We try and run a pretty tight ship (if you’ll excuse the pun) and do our best to stay up to date with equipment that helps us achieve the best results possible for our rather demanding clients. Shooting in the marine industry, always on location, and almost always at sea is tricky at the best of times, even when things are going your way, so it really is imperative we have the right kit for the job.
On location we light our stills shoots with the pretty awesome Elinchrom Ranger Quadra HS system which we upgraded to just a few months ago. Firstly, they are ultra-lightweight and portable, which is a huge plus, as quite often we are faced with manhandling cumbersome flight cases on and off yachts, which can be tough in itself, not to mention the bills from airlines when checking in lots of heavy equipment.
The compact size and weight of the heads really does make it a lot easier, and keeps the travel costs down compared to previous systems we have used. The Quadra heads really do come in to their own for us when faced with lighting tight interiors though, as we can hide them away almost anywhere. Their ease of use, really does mean we use them more, which leads to better results for our clients, win, win.
Decide before you start shooting how you want your shots to look, whether that’s a really bold and heavily lit style, or a more subtle ‘has it been lit or not’ look.

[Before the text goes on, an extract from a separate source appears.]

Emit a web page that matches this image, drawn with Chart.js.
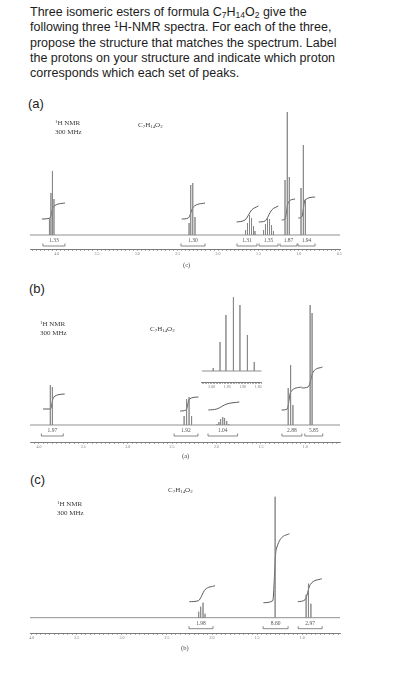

Just having lighting with you doesn't dictate anything, so be focused on the effect you are trying to achieve, and shoot plenty of variety with the lighting positions, as what can look great on the back of the camera in the heat of the moment, can turn out to have an awkward shadow that ruins the shot back at home on the computer. A common example of this is when the shadow from a model’s nose casts on to their upper lip, or across their eye.
You can ruin the perfect shot by underestimating the subtle colour temperature difference between the natural light and your flash. With nearly all flash lighting being close to daylight at 5500K, shooting outside on a bright sunny day, your lighting will match perfectly, but as soon as it gets overcast, or you start playing with lovely warm light in the evening, or subtle hues at dawn then you need to think harder about matching colour temperatures for polished results. We always carry a selection of gels to warm up, and adjust the colour to avoid shots looking too forced or ‘flashy’. You can also go a step further and really start adding colour in to your lighting and create a whole new look.
One huge benefit of good quality location lighting is the ability to freeze the action, even when there isn’t enough light for a fast enough shutter speed. In addition, being able to bring motion in to your images, whilst keeping your subject pin sharp can liven up pretty much any action sport. Just make sure that your flash is really ‘hitting’ as much of your subject as possible, as it is the ultra short duration of the flash that freezes the action, not the shutter speed of the camera.
Never skip the chance to stick a battery on charge, as you need them to be there for you when the time matters, and keeping Lithium batteries topped up will help maintain their performance and prolong their life.
In a world of enhanced security checks and long airport queues, if you travel with your flash kit and batteries, be prepared for some questions. We fly on around 40 location shoots a year, and how you and your kit gets treated varies vastly from airport to airport, but smaller, more remote locations that don’t see camera crews and photographers every day will be wary and suspicious of strange looking batteries. Best advice is to carry printouts of the specification and safety documentation that the manufacturer provides, and know the rules yourself. Elinchrom do a great travel document, just for that purpose. Also, be friendly, we have had expensive batteries confiscated in the past, just by being in a hurry and rubbing officials up the wrong way.